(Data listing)
───

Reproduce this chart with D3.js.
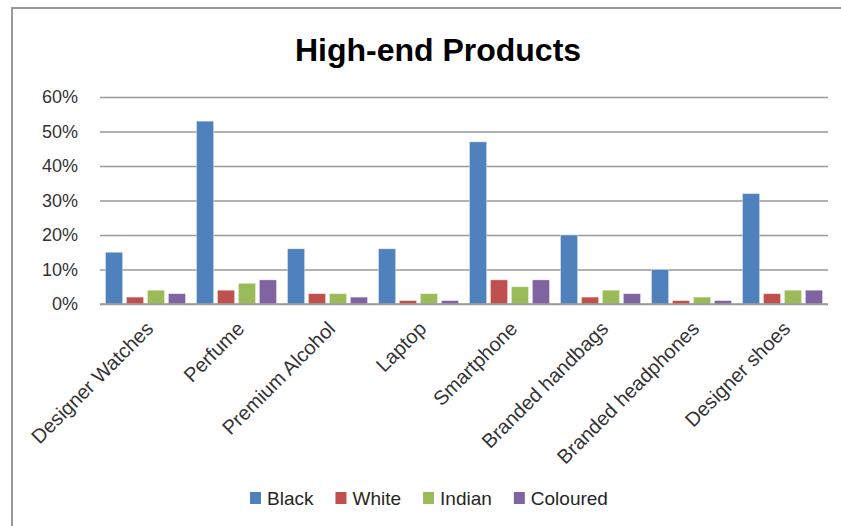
<!DOCTYPE html>
<html>
<head>
<meta charset="utf-8">
<script src="https://cdn.jsdelivr.net/npm/d3@7"></script>
<style>
  html, body { margin: 0; padding: 0; background: #fff; }
  svg { display: block; }
  text { font-family: "Liberation Sans", Arial, sans-serif; }
</style>
</head>
<body>
<svg id="chart" width="841" height="526"></svg>
<script>
// Share of respondents owning each high-end product, by population group
const categories = ["Designer Watches", "Perfume", "Premium Alcohol", "Laptop",
                    "Smartphone", "Branded handbags", "Branded headphones", "Designer shoes"];
const seriesNames = ["Black", "White", "Indian", "Coloured"];
const seriesColors = ["#4F81BD", "#C0504D", "#9BBB59", "#8064A2"];
const black    = [0.15, 0.53, 0.16, 0.16, 0.47, 0.20, 0.10, 0.32];
const white    = [0.02, 0.04, 0.03, 0.01, 0.07, 0.02, 0.01, 0.03];
const indian   = [0.04, 0.06, 0.03, 0.03, 0.05, 0.04, 0.02, 0.04];
const coloured = [0.03, 0.07, 0.02, 0.01, 0.07, 0.03, 0.01, 0.04];
const yTicks = [0, 0.1, 0.2, 0.3, 0.4, 0.5, 0.6];
const chartTitle = "High-end Products";

const seriesValues = [black, white, indian, coloured];
const rows = categories.map((c, i) => ({
  category: c,
  values: seriesNames.map((s, j) => ({ series: s, value: seriesValues[j][i], color: seriesColors[j] }))
}));

const svg = d3.select("#chart");
const W = 841, H = 526;
const plot = { left: 100, right: 828, top: 97, bottom: 304 };

// Chart area frame (top and left edges visible)
svg.append("path")
  .attr("d", `M12,${H} L12,8 L${W},8`)
  .attr("fill", "none")
  .attr("stroke", "#999")
  .attr("stroke-width", 2);

// Title
svg.append("text")
  .attr("x", 438)
  .attr("y", 61)
  .attr("text-anchor", "middle")
  .attr("font-size", 32)
  .attr("font-weight", "bold")
  .attr("fill", "#000")
  .text(chartTitle);

const x = d3.scaleBand()
  .domain(categories)
  .range([plot.left, plot.right])
  .paddingInner(0.12)
  .paddingOuter(0.06);

const xs = d3.scaleBand()
  .domain(seriesNames)
  .range([0, x.bandwidth()])
  .paddingInner(0.18);

const y = d3.scaleLinear()
  .domain([0, 0.6])
  .range([plot.bottom, plot.top]);

// Horizontal gridlines and y labels
const yAxis = d3.axisLeft(y)
  .tickValues(yTicks)
  .tickFormat(d3.format(".0%"))
  .tickSize(-(plot.right - plot.left))
  .tickPadding(22);

const gy = svg.append("g")
  .attr("transform", `translate(${plot.left},0)`)
  .call(yAxis);
gy.select(".domain").remove();
gy.selectAll(".tick line")
  .attr("stroke", "#999")
  .attr("stroke-width", 1.3);
gy.selectAll(".tick text")
  .attr("font-size", 18)
  .attr("fill", "#333")
  .attr("font-family", "Liberation Sans, Arial, sans-serif");

// Bars
const groups = svg.append("g").selectAll("g")
  .data(rows)
  .join("g")
  .attr("transform", d => `translate(${x(d.category)},0)`);

groups.selectAll("rect")
  .data(d => d.values)
  .join("rect")
  .attr("x", d => xs(d.series))
  .attr("width", xs.bandwidth())
  .attr("y", d => y(d.value))
  .attr("height", d => y(0) - y(d.value))
  .attr("fill", d => d.color)
  .attr("stroke", "#fff")
  .attr("stroke-opacity", 0.5)
  .attr("stroke-width", 0.8);

// Category axis line
svg.append("line")
  .attr("x1", plot.left).attr("x2", plot.right)
  .attr("y1", y(0)).attr("y2", y(0))
  .attr("stroke", "#999")
  .attr("stroke-width", 1.3);

// Rotated category labels
svg.append("g").selectAll("text")
  .data(categories)
  .join("text")
  .attr("transform", d => `translate(${x(d) + x.bandwidth() / 2 + 9},${plot.bottom + 26}) rotate(-45)`)
  .attr("text-anchor", "end")
  .attr("font-size", 20)
  .attr("fill", "#333")
  .text(d => d);

// Legend
const legend = svg.append("g");
const legendY = 498;
let lx = 250;
seriesNames.forEach((s, i) => {
  legend.append("rect")
    .attr("x", lx).attr("y", legendY - 6)
    .attr("width", 11).attr("height", 12)
    .attr("fill", seriesColors[i]);
  const t = legend.append("text")
    .attr("x", lx + 17).attr("y", legendY + 7)
    .attr("font-size", 19)
    .attr("fill", "#262626")
    .text(s);
  lx += 17 + t.node().getComputedTextLength() + 22;
});
</script>
</body>
</html>
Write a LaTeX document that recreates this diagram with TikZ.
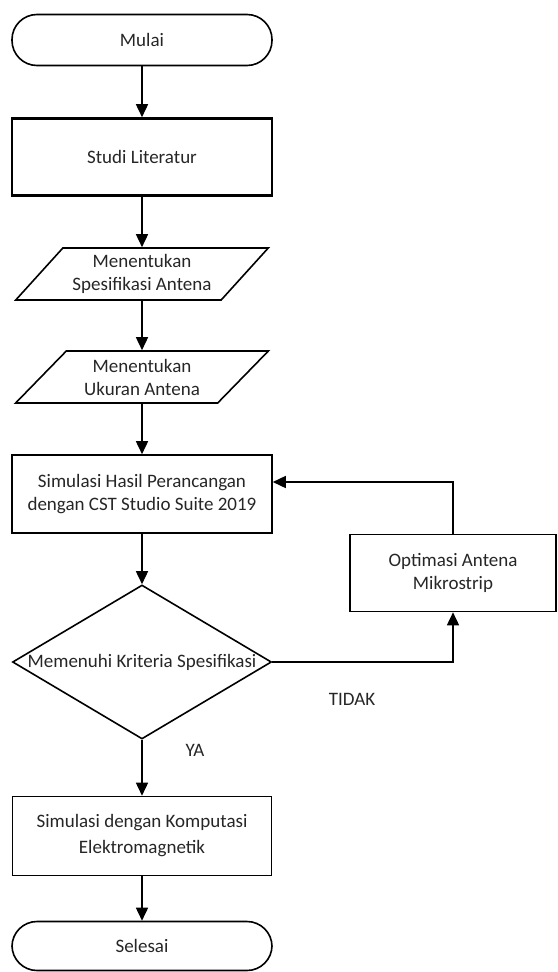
\documentclass[tikz,border=0pt]{standalone}
\usepackage{fontspec}
\setmainfont{Carlito}
\usetikzlibrary{shapes.geometric,arrows.meta}
\tikzset{
    terminal/.style = {
        rectangle,
        draw,
        rounded corners=25pt,
        line width=1.6pt,
        minimum width=260pt,
        minimum height=51pt,
    },
    process/.style = {
        rectangle,
        draw,
        line width=1.6pt,
        align=center,
    },
    io/.style = {
        trapezium,
        draw,
        trapezium left angle=48,
        trapezium right angle=132,
        trapezium stretches=true,
        line width=1.6pt,
        minimum width=253pt,
        minimum height=52pt,
        align=center,
        inner xsep=0pt,
    },
    decision/.style = {
        diamond,
        draw,
        line width=1.6pt,
        minimum width=259pt,
        minimum height=154pt,
        inner sep=0pt,
    },
    label/.style = {text=black!85},
    arrow/.style = {-{Triangle[width=12pt,length=13pt]}, line width=1.6pt}
}

\begin{document}
\begin{tikzpicture}[x=1pt, y=-1pt, font=\fontsize{19}{23}\selectfont, text=black!85]
  \useasboundingbox (0,0) rectangle (557,972);

  % Main column
  \node[terminal] (mulai) at (142,40) {Mulai};
  \node[process, line width=2.6pt, minimum width=260pt, minimum height=77pt] (studi) at (142,157) {Studi Literatur};
  \node[io] (spek) at (142,274) {Menentukan\\Spesifikasi Antena};
  \node[io] (ukuran) at (142,377) {Menentukan\\Ukuran Antena};
  \node[process, minimum width=260pt, minimum height=78pt] (simhasil) at (142,494) {Simulasi Hasil Perancangan\\dengan CST Studio Suite 2019};
  \node[decision] (cek) at (142,662) {};
  \node (cektext) at (142,662) {Memenuhi Kriteria Spesifikasi};
  \node[process, minimum width=259pt, minimum height=79pt] (komp) at (142,836) {Simulasi dengan Komputasi\\[3pt]Elektromagnetik};
  \node[terminal, minimum height=49pt] (selesai) at (142,946) {Selesai};

  % Side branch
  \node[process, minimum width=206pt, minimum height=77pt] (optim) at (453,573) {Optimasi Antena\\Mikrostrip};

  % Labels
  \node[label] (tidak) at (352,699) {TIDAK};
  \node[label] (ya) at (195,750) {YA};

  % Connectors
  \draw[arrow] (mulai) -- (studi);
  \draw[arrow] (studi) -- (spek);
  \draw[arrow] (spek) -- (ukuran);
  \draw[arrow] (ukuran) -- (simhasil);
  \draw[arrow] (simhasil) -- (cek);
  \draw[arrow] (cek) -- (komp);
  \draw[arrow] (komp) -- (selesai);

  % Loop back
  \draw[arrow] (cek.east) -| (optim.south);
  \draw[arrow] (optim.north) |- ([yshift=12pt]simhasil.east);

\end{tikzpicture}
\end{document}
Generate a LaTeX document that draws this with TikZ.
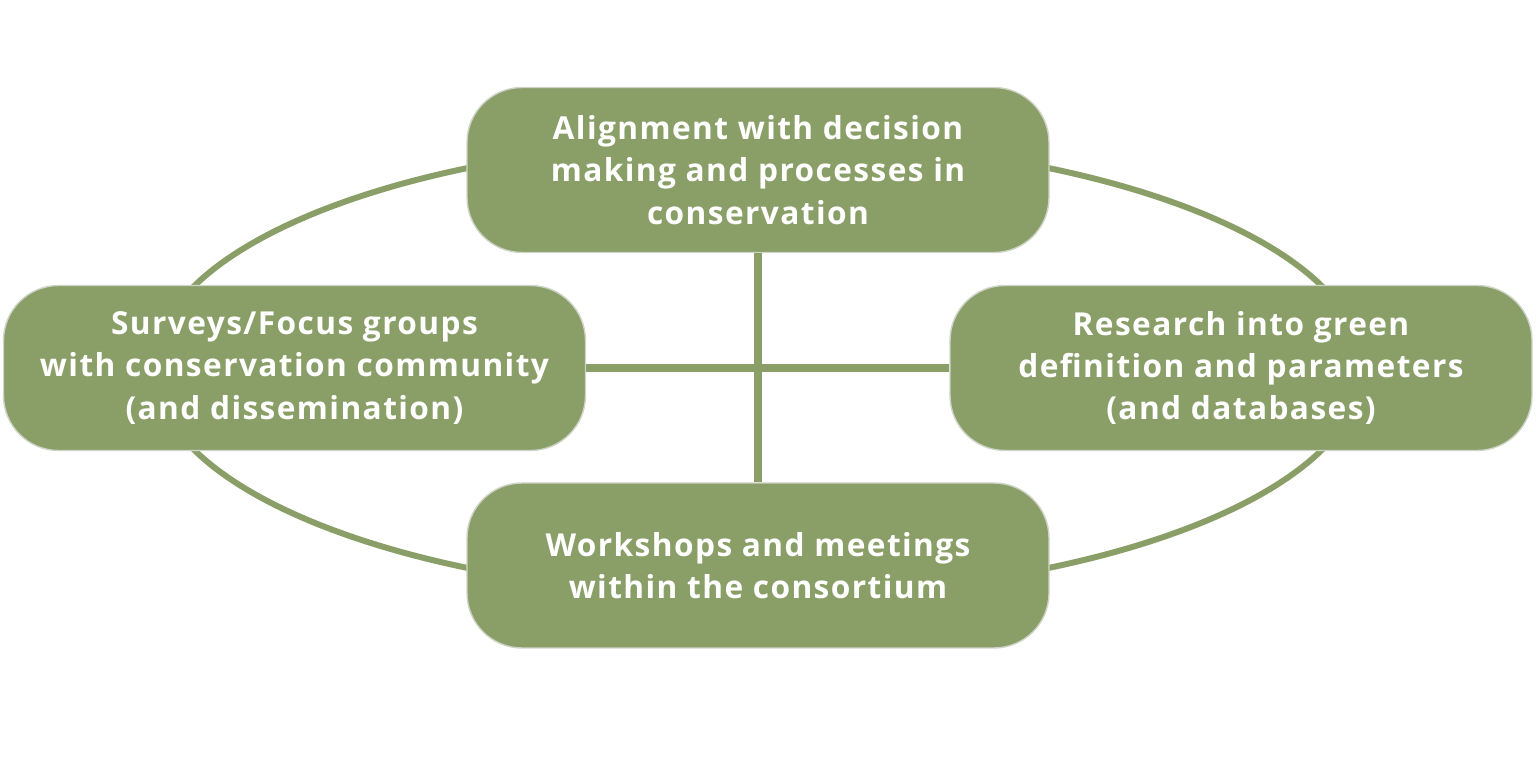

───

◆ **Problem to work on**: Transcribe all of the material exactly, leaving out whatever pictures it contains.

◆ **Result for this exercise**:
Reproduce this chart with D3.js.
<!DOCTYPE html>
<html>
<head>
<meta charset="utf-8">
<script src="https://cdn.jsdelivr.net/npm/d3@7"></script>
<style>
  html, body { margin: 0; padding: 0; background: #fff; }
  svg { display: block; }
  text { font-family: "Liberation Sans", Arial, sans-serif; }
</style>
</head>
<body>
<svg id="chart" width="841" height="526"></svg>
<script>
// Share of respondents owning each high-end product, by population group
const categories = ["Designer Watches", "Perfume", "Premium Alcohol", "Laptop",
                    "Smartphone", "Branded handbags", "Branded headphones", "Designer shoes"];
const seriesNames = ["Black", "White", "Indian", "Coloured"];
const seriesColors = ["#4F81BD", "#C0504D", "#9BBB59", "#8064A2"];
const black    = [0.15, 0.53, 0.16, 0.16, 0.47, 0.20, 0.10, 0.32];
const white    = [0.02, 0.04, 0.03, 0.01, 0.07, 0.02, 0.01, 0.03];
const indian   = [0.04, 0.06, 0.03, 0.03, 0.05, 0.04, 0.02, 0.04];
const coloured = [0.03, 0.07, 0.02, 0.01, 0.07, 0.03, 0.01, 0.04];
const yTicks = [0, 0.1, 0.2, 0.3, 0.4, 0.5, 0.6];
const chartTitle = "High-end Products";

const seriesValues = [black, white, indian, coloured];
const rows = categories.map((c, i) => ({
  category: c,
  values: seriesNames.map((s, j) => ({ series: s, value: seriesValues[j][i], color: seriesColors[j] }))
}));

const svg = d3.select("#chart");
const W = 841, H = 526;
const plot = { left: 100, right: 828, top: 97, bottom: 304 };

// Chart area frame (top and left edges visible)
svg.append("path")
  .attr("d", `M12,${H} L12,8 L${W},8`)
  .attr("fill", "none")
  .attr("stroke", "#999")
  .attr("stroke-width", 2);

// Title
svg.append("text")
  .attr("x", 438)
  .attr("y", 61)
  .attr("text-anchor", "middle")
  .attr("font-size", 32)
  .attr("font-weight", "bold")
  .attr("fill", "#000")
  .text(chartTitle);

const x = d3.scaleBand()
  .domain(categories)
  .range([plot.left, plot.right])
  .paddingInner(0.12)
  .paddingOuter(0.06);

const xs = d3.scaleBand()
  .domain(seriesNames)
  .range([0, x.bandwidth()])
  .paddingInner(0.18);

const y = d3.scaleLinear()
  .domain([0, 0.6])
  .range([plot.bottom, plot.top]);

// Horizontal gridlines and y labels
const yAxis = d3.axisLeft(y)
  .tickValues(yTicks)
  .tickFormat(d3.format(".0%"))
  .tickSize(-(plot.right - plot.left))
  .tickPadding(22);

const gy = svg.append("g")
  .attr("transform", `translate(${plot.left},0)`)
  .call(yAxis);
gy.select(".domain").remove();
gy.selectAll(".tick line")
  .attr("stroke", "#999")
  .attr("stroke-width", 1.3);
gy.selectAll(".tick text")
  .attr("font-size", 18)
  .attr("fill", "#333")
  .attr("font-family", "Liberation Sans, Arial, sans-serif");

// Bars
const groups = svg.append("g").selectAll("g")
  .data(rows)
  .join("g")
  .attr("transform", d => `translate(${x(d.category)},0)`);

groups.selectAll("rect")
  .data(d => d.values)
  .join("rect")
  .attr("x", d => xs(d.series))
  .attr("width", xs.bandwidth())
  .attr("y", d => y(d.value))
  .attr("height", d => y(0) - y(d.value))
  .attr("fill", d => d.color)
  .attr("stroke", "#fff")
  .attr("stroke-opacity", 0.5)
  .attr("stroke-width", 0.8);

// Category axis line
svg.append("line")
  .attr("x1", plot.left).attr("x2", plot.right)
  .attr("y1", y(0)).attr("y2", y(0))
  .attr("stroke", "#999")
  .attr("stroke-width", 1.3);

// Rotated category labels
svg.append("g").selectAll("text")
  .data(categories)
  .join("text")
  .attr("transform", d => `translate(${x(d) + x.bandwidth() / 2 + 9},${plot.bottom + 26}) rotate(-45)`)
  .attr("text-anchor", "end")
  .attr("font-size", 20)
  .attr("fill", "#333")
  .text(d => d);

// Legend
const legend = svg.append("g");
const legendY = 498;
let lx = 250;
seriesNames.forEach((s, i) => {
  legend.append("rect")
    .attr("x", lx).attr("y", legendY - 6)
    .attr("width", 11).attr("height", 12)
    .attr("fill", seriesColors[i]);
  const t = legend.append("text")
    .attr("x", lx + 17).attr("y", legendY + 7)
    .attr("font-size", 19)
    .attr("fill", "#262626")
    .text(s);
  lx += 17 + t.node().getComputedTextLength() + 22;
});
</script>
</body>
</html>
Write a LaTeX document that recreates this diagram with TikZ.
\documentclass[tikz,border=0pt]{standalone}
\usepackage{fontspec}
\setmainfont{Carlito}
\usetikzlibrary{shapes.geometric,arrows.meta}
\tikzset{
    terminal/.style = {
        rectangle,
        draw,
        rounded corners=25pt,
        line width=1.6pt,
        minimum width=260pt,
        minimum height=51pt,
    },
    process/.style = {
        rectangle,
        draw,
        line width=1.6pt,
        align=center,
    },
    io/.style = {
        trapezium,
        draw,
        trapezium left angle=48,
        trapezium right angle=132,
        trapezium stretches=true,
        line width=1.6pt,
        minimum width=253pt,
        minimum height=52pt,
        align=center,
        inner xsep=0pt,
    },
    decision/.style = {
        diamond,
        draw,
        line width=1.6pt,
        minimum width=259pt,
        minimum height=154pt,
        inner sep=0pt,
    },
    label/.style = {text=black!85},
    arrow/.style = {-{Triangle[width=12pt,length=13pt]}, line width=1.6pt}
}

\begin{document}
\begin{tikzpicture}[x=1pt, y=-1pt, font=\fontsize{19}{23}\selectfont, text=black!85]
  \useasboundingbox (0,0) rectangle (557,972);

  % Main column
  \node[terminal] (mulai) at (142,40) {Mulai};
  \node[process, line width=2.6pt, minimum width=260pt, minimum height=77pt] (studi) at (142,157) {Studi Literatur};
  \node[io] (spek) at (142,274) {Menentukan\\Spesifikasi Antena};
  \node[io] (ukuran) at (142,377) {Menentukan\\Ukuran Antena};
  \node[process, minimum width=260pt, minimum height=78pt] (simhasil) at (142,494) {Simulasi Hasil Perancangan\\dengan CST Studio Suite 2019};
  \node[decision] (cek) at (142,662) {};
  \node (cektext) at (142,662) {Memenuhi Kriteria Spesifikasi};
  \node[process, minimum width=259pt, minimum height=79pt] (komp) at (142,836) {Simulasi dengan Komputasi\\[3pt]Elektromagnetik};
  \node[terminal, minimum height=49pt] (selesai) at (142,946) {Selesai};

  % Side branch
  \node[process, minimum width=206pt, minimum height=77pt] (optim) at (453,573) {Optimasi Antena\\Mikrostrip};

  % Labels
  \node[label] (tidak) at (352,699) {TIDAK};
  \node[label] (ya) at (195,750) {YA};

  % Connectors
  \draw[arrow] (mulai) -- (studi);
  \draw[arrow] (studi) -- (spek);
  \draw[arrow] (spek) -- (ukuran);
  \draw[arrow] (ukuran) -- (simhasil);
  \draw[arrow] (simhasil) -- (cek);
  \draw[arrow] (cek) -- (komp);
  \draw[arrow] (komp) -- (selesai);

  % Loop back
  \draw[arrow] (cek.east) -| (optim.south);
  \draw[arrow] (optim.north) |- ([yshift=12pt]simhasil.east);

\end{tikzpicture}
\end{document}
Generate a LaTeX document that draws this with TikZ.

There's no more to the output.